Но это счастливое состояние искусства продолжалось недолго. Взволнованную еще недавно рябь скоро опять занесло и затянуло, словно круги на воде, когда прошло первое внезапное впечатление от сильно брошенного туда камня, — поверхность опять стала ровная и гладкая, словно с нею ничего не случилось. Помпадурство продолжало манерничать, плясать, приседать и бражничать; для изнеженности того времени не надо было никакого другого искусства, кроме конфетного и цветочного.

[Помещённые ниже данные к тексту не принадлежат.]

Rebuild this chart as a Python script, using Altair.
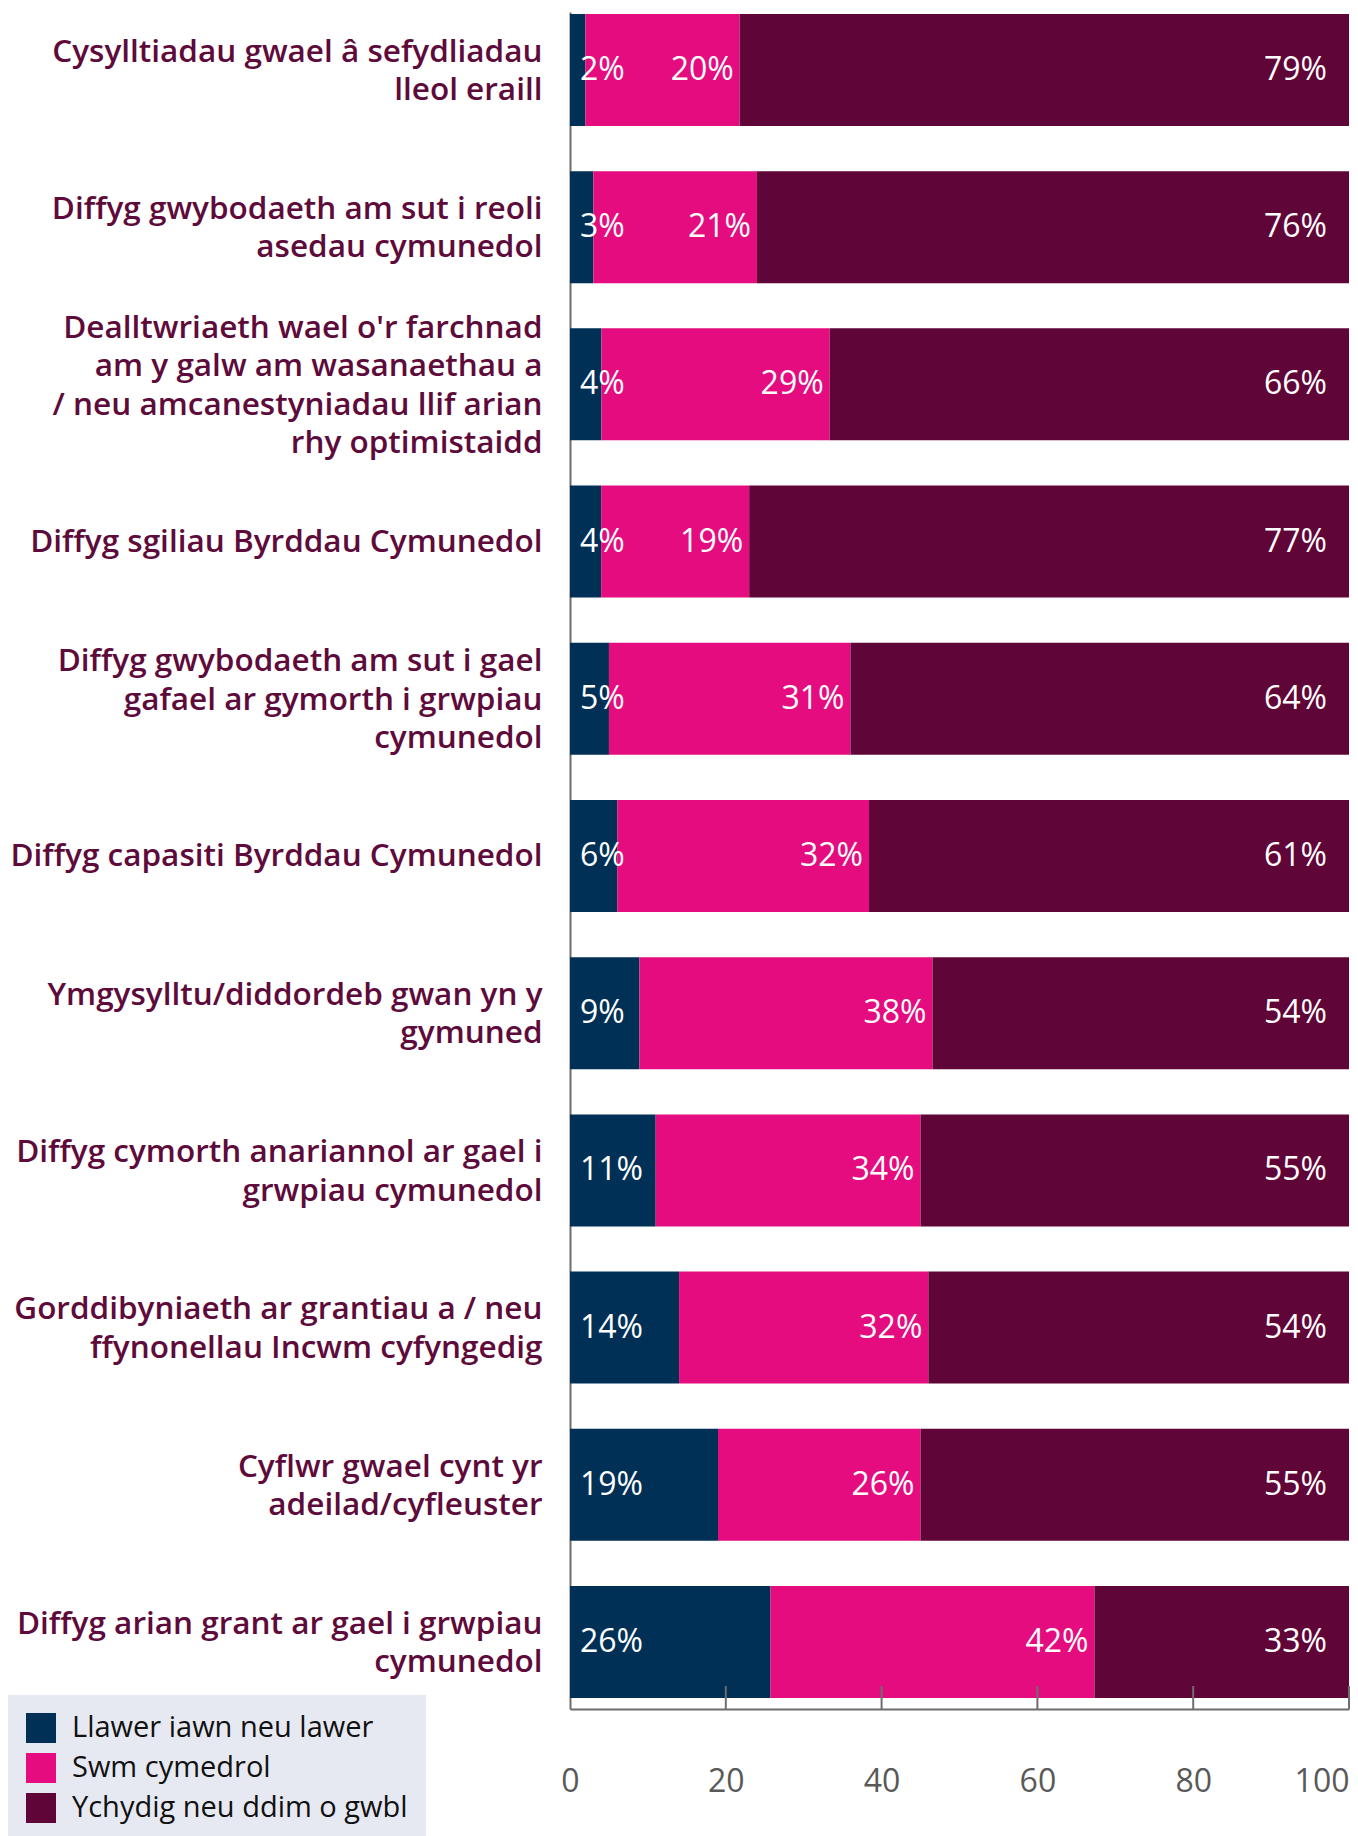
import altair as alt
import pandas as pd

categories = [
    "Cysylltiadau gwael â sefydliadau|lleol eraill",
    "Diffyg gwybodaeth am sut i reoli|asedau cymunedol",
    "Dealltwriaeth wael o'r farchnad|am y galw am wasanaethau a|/ neu amcanestyniadau llif arian|rhy optimistaidd",
    "Diffyg sgiliau Byrddau Cymunedol",
    "Diffyg gwybodaeth am sut i gael|gafael ar gymorth i grwpiau|cymunedol",
    "Diffyg capasiti Byrddau Cymunedol",
    "Ymgysylltu/diddordeb gwan yn y|gymuned",
    "Diffyg cymorth anariannol ar gael i|grwpiau cymunedol",
    "Gorddibyniaeth ar grantiau a / neu|ffynonellau Incwm cyfyngedig",
    "Cyflwr gwael cynt yr|adeilad/cyfleuster",
    "Diffyg arian grant ar gael i grwpiau|cymunedol",
]
series = ["Llawer iawn neu lawer", "Swm cymedrol", "Ychydig neu ddim o gwbl"]
v_llawer = [2, 3, 4, 4, 5, 6, 9, 11, 14, 19, 26]
v_swm = [20, 21, 29, 19, 31, 32, 38, 34, 32, 26, 42]
v_ychydig = [79, 76, 66, 77, 64, 61, 54, 55, 54, 55, 33]
colors = ["#003056", "#e40c7e", "#600537"]
tick_values = [0, 20, 40, 60, 80, 100]

rows = []
for i, c in enumerate(categories):
    for j, vals in enumerate([v_llawer, v_swm, v_ychydig]):
        rows.append({"cat": c, "series": series[j], "order": j, "value": vals[i]})
df = pd.DataFrame(rows)

FONT = "Open Sans"
W, H = 779, 1697
AXIS_GRAY = "#6d6d6d"
LH = 38.3

base = alt.Chart(df).transform_stack(
    stack="value", groupby=["cat"], as_=["x0", "x1"],
    sort=[alt.SortField("order", order="ascending")], offset="normalize"
).transform_calculate(label="datum.value + '%'")

nlines = "length(split(datum.label, '|'))"
label_offset = {
    "condition": [
        {"test": f"{nlines} == 2", "value": -LH / 2 + 2},
        {"test": f"{nlines} == 3", "value": -LH + 2},
        {"test": f"{nlines} == 4", "value": -1.5 * LH + 2},
    ],
    "value": 1,
}

yenc = alt.Y(
    "cat:N", sort=categories,
    scale=alt.Scale(paddingInner=0.2875, paddingOuter=0.041, align=0.15),
    axis=alt.Axis(
        title=None, ticks=False, domainColor=AXIS_GRAY, domainWidth=2,
        labelColor="#5e0b3b", labelFontSize=31.5, labelFontWeight=600, labelLineHeight=LH,
        labelPadding=28, labelLimit=600, labelFont=FONT,
        labelExpr="split(datum.label, '|')",
        labelOffset=label_offset,
    ),
)

bars = base.mark_bar().encode(
    x=alt.X(
        "x0:Q", scale=alt.Scale(domain=[0, 1], nice=False),
        axis=alt.Axis(
            title=None, values=[t / 100 for t in tick_values], ticks=False, grid=False,
            domainColor=AXIS_GRAY, domainWidth=2, labelColor="#595959",
            labelFontSize=32, labelPadding=57, labelFont=FONT,
            labelFlush=False,
            labelAlign=alt.condition("datum.value == 1", alt.value("right"), alt.value("center")),
            labelExpr="format(datum.value * 100, 'd')",
        ),
    ),
    x2="x1:Q",
    y=yenc,
    color=alt.Color(
        "series:N", sort=series,
        scale=alt.Scale(domain=series, range=colors),
        legend=alt.Legend(title=None, labelExpr="datum.label + '\u00a0\u00a0\u00a0\u00a0'"),
    ),
)

ticks = alt.Chart(pd.DataFrame({"x0": [t / 100 for t in tick_values[1:]]})).mark_rule(
    color=AXIS_GRAY, strokeWidth=2
).encode(x="x0:Q", y=alt.value(H - 23), y2=alt.value(H))

txt = dict(color="white", fontSize=32, font=FONT, baseline="middle")
lab0 = base.transform_filter("datum.order == 0").mark_text(align="left", dx=10, **txt).encode(
    x="x0:Q", y=alt.Y("cat:N", sort=categories), text="label:N")
lab1 = base.transform_filter("datum.order == 1").mark_text(align="right", dx=-6, **txt).encode(
    x="x1:Q", y=alt.Y("cat:N", sort=categories), text="label:N")
lab2 = base.transform_filter("datum.order == 2").mark_text(align="right", dx=-22, **txt).encode(
    x="x1:Q", y=alt.Y("cat:N", sort=categories), text="label:N")

chart = alt.layer(bars, ticks, lab0, lab1, lab2).properties(
    width=W, height=H,
    autosize=alt.AutoSizeParams(type="none"),
    padding={"left": 562, "top": 4, "right": 1, "bottom": 127},
).configure_view(stroke=None).configure_legend(
    orient="none", legendX=-562, legendY=1683, fillColor="#e7e9f2",
    padding=18, symbolType="square", symbolSize=900, symbolStrokeWidth=0,
    labelFontSize=29, labelColor="#111111", labelFont=FONT, labelOffset=16,
    labelLimit=600, rowPadding=10, cornerRadius=0,
)

chart.save("out.html", embed_options={"renderer": "svg", "actions": False})
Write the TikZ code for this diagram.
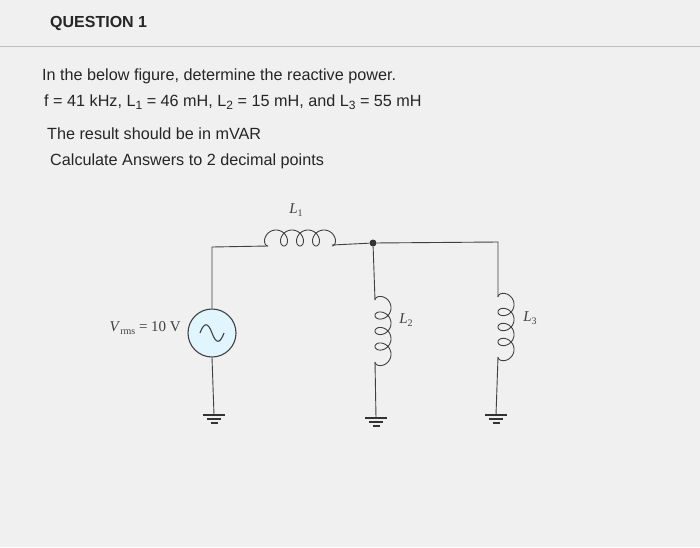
\documentclass[tikz,border=0pt]{standalone}
\usepackage{fontspec}
\setmainfont{Liberation Sans}
\newfontfamily\serif{Liberation Serif}
\newcommand{\sbs}[1]{\raisebox{-3pt}{\fontsize{12}{12}\selectfont #1}}
\newcommand{\ssb}[1]{\raisebox{-3pt}{\upshape\fontsize{10}{10}\selectfont #1}}
\begin{document}
\begin{tikzpicture}[x=1pt,y=-1pt,
  wire/.style={draw=black!75,line width=0.9pt},
  txt/.style={anchor=west,inner sep=0pt,font=\fontsize{16.2}{18}\selectfont,text=black!85},
  lab/.style={inner sep=0pt,font=\serif\itshape\fontsize{15}{16}\selectfont,text=black!75}]
\fill[black!6] (0,0) rectangle (700,547);
\useasboundingbox (0,0) rectangle (700,547);
\draw[black!25,line width=0.6pt] (0,46) -- (700,46);
\node[txt,font=\bfseries\fontsize{16}{18}\selectfont] (q) at (50,23) {QUESTION 1};
\node[txt] (t1) at (42,76) {In the below figure, determine the reactive power.};
\node[txt] (t2) at (44,102) {f = 41 kHz, L\sbs{1} = 46 mH, L\sbs{2} = 15 mH, and L\sbs{3} = 55 mH};
\node[txt] (t3) at (47,134) {The result should be in mVAR};
\node[txt] (t4) at (50,161) {Calculate Answers to 2 decimal points};
% source
\node[circle,draw=black!75,fill=cyan!12,line width=1.1pt,minimum size=48pt,inner sep=0pt] (src) at (212,333) {};
\draw[black!75,line width=1.1pt] (200,333) .. controls (204,322) and (208,322) .. (212,333) .. controls (216,344) and (220,344) .. (224,333);
\node[lab,anchor=east,font=\serif\fontsize{15}{16}\selectfont] (vl) at (181,328) {\textit{V}\ssb{rms} = 10 V};
\coordinate (a) at (212,247);
\coordinate (l1a) at (268,246);
\coordinate (l1b) at (332,245);
\node[circle,fill=black!80,inner sep=0pt,minimum size=7pt] (n) at (373,243) {};
\coordinate (b) at (498,242);
\coordinate (l3a) at (498,297);
\coordinate (l3b) at (498,357);
\coordinate (l2a) at (375,300);
\coordinate (l2b) at (375,362);
\coordinate (g1) at (214,415);
\coordinate (g2) at (376,418);
\coordinate (g3) at (496,415);
\draw[wire] (src.north) -- (a) -- (l1a);
\draw[wire] (l1b) -- (n) -- (b) -- (l3a);
\draw[wire] (n) -- (l2a);
\draw[wire] (l2b) -- (g2);
\draw[wire] (l3b) -- (g3);
\draw[wire] (src.south) -- (g1);
% coils
\draw[wire] plot[domain=0:1440,samples=240,variable=\t] ({268+2.546*\t*pi/180-7*sin(\t)},{246-8*(1-cos(\t))});
\draw[wire] plot[domain=0:1440,samples=240,variable=\t] ({375+8*(1-cos(\t))},{300+2.467*\t*pi/180-7*sin(\t)});
\draw[wire] plot[domain=0:1440,samples=240,variable=\t] ({498+8*(1-cos(\t))},{297+2.387*\t*pi/180-7*sin(\t)});
% grounds
\foreach \g in {g1,g2,g3}{
  \draw[black!80,line width=1.6pt] ([xshift=-11pt]\g) -- ([xshift=11pt]\g);
  \draw[black!80,line width=1.6pt] ([xshift=-7pt,yshift=-4pt]\g) -- ([xshift=7pt,yshift=-4pt]\g);
  \draw[black!80,line width=1.6pt] ([xshift=-3.5pt,yshift=-8pt]\g) -- ([xshift=3.5pt,yshift=-8pt]\g);
}
\node[lab] (L1) at (296,210) {L\ssb{1}};
\node[lab] (L2) at (406,320) {L\ssb{2}};
\node[lab] (L3) at (530,318) {L\ssb{3}};
\end{tikzpicture}
\end{document}
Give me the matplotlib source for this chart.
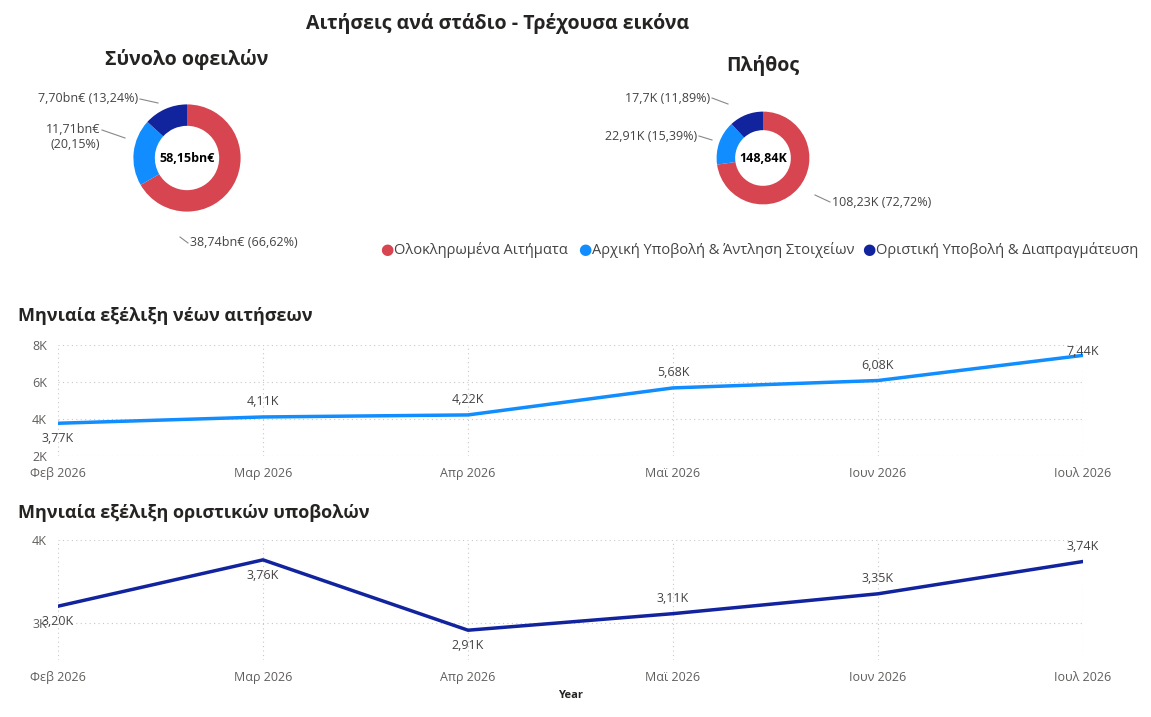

Когда выступила на сцену великая французская революция и раздавила гнилой тогдашний мир с амурами, куртизанками и пейзанами, ей тоже было не до правды, красоты, света и истины в искусстве — ей нужны были суровые примеры патриотизма, преданности и самоотречения во имя общего дела. Это все и достигалось художниками того времени посредством больших и малых иллюстраций на сюжеты из Плутарха. Тут еще мало заботы было о самом художестве, творчестве, поэзии. Поучения, полезные примеры, выдвигание на практическую политическую деятельность, военную и штатскую, — вот в чем состояла вся задача. Художественная сторона исполнения картин была суха, мертва, надута и бесцветна, «Давид изгнал (proscrit) фантазию и грацию», — провозглашают нынче сами французы. Все древние и новые солдаты и генералы тогдашних картин могли служить образцами фальши и ненатуральности в каждом жесте, в каждой позе.